Don Jazzy childhood rejection: what he said
Speaking on the Keeping It Real With Jima podcast, the music executive admitted he did not see himself as good-looking during his teenage years and was repeatedly rebuffed by the girls he liked. He said music became his refuge during that difficult period. “Thank God for music because back then I was constantly being rejected,” he told the host, framing his early passion for production as something that gave him purpose when his confidence was low.
The Mavin boss explained that the rejections were not a passing teenage phase but something that stayed with him, affecting how he saw himself well beyond his school years. His candour struck a chord with fans, many of whom praised him for speaking openly about feelings that public figures rarely admit to.
Going back to find the girls who rejected him
The producer also shared an unexpected twist. After he found success in the music industry, he said he went back to look for the same girls who had once turned him down. The search, however, did not end the way he might have imagined. He revealed that almost all of them were already married by the time he tracked them down, closing that chapter of his life.
He described the exercise less as revenge and more as a form of closure, a way of confronting memories that had quietly weighed on him for a long time. The anecdote quickly spread across social media, with many followers finding it both funny and relatable.

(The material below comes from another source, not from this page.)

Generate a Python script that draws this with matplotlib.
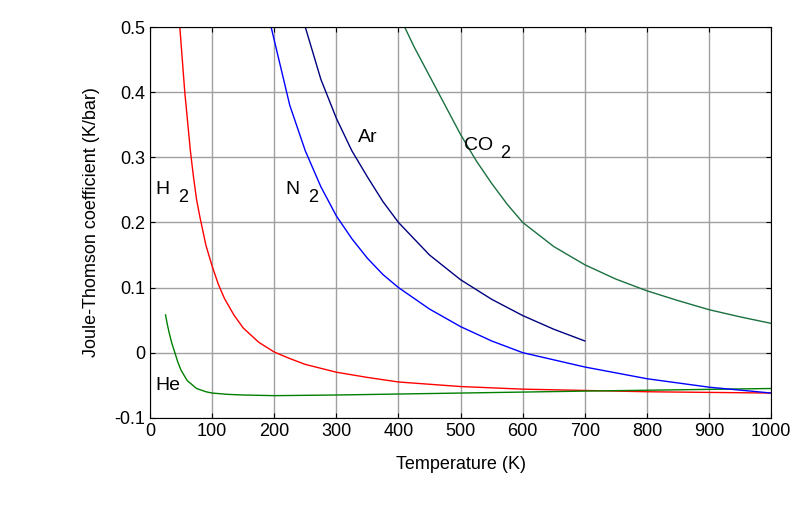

Deliberately failing to chase music
In the same conversation, the hitmaker said he was so drawn to music as a young man that he deliberately underperformed in secondary school to push himself toward a creative career rather than a conventional academic path. He suggested that his single-minded focus on sound and production, even at the cost of his studies, ultimately shaped the career that would make him one of Africa’s most influential music figures.
Why the story matters
Don Jazzy is one of the biggest names in Afrobeats, the founder of Mavin Records and a former co-owner of the defunct Mo’Hits Records. Over two decades he has helped launch and shape the careers of stars including Tiwa Savage, Rema, Ayra Starr and many others, turning Mavin into one of the continent’s most successful record labels.
His decision to discuss the emotional toll of childhood rejection adds to a growing willingness among Nigerian celebrities to talk publicly about self-image, confidence and mental wellbeing. For a figure usually seen smiling through skits and studio sessions, the reflection offered fans a rare and human look behind the success, and a reminder that early struggles do not have to define where a person ends up.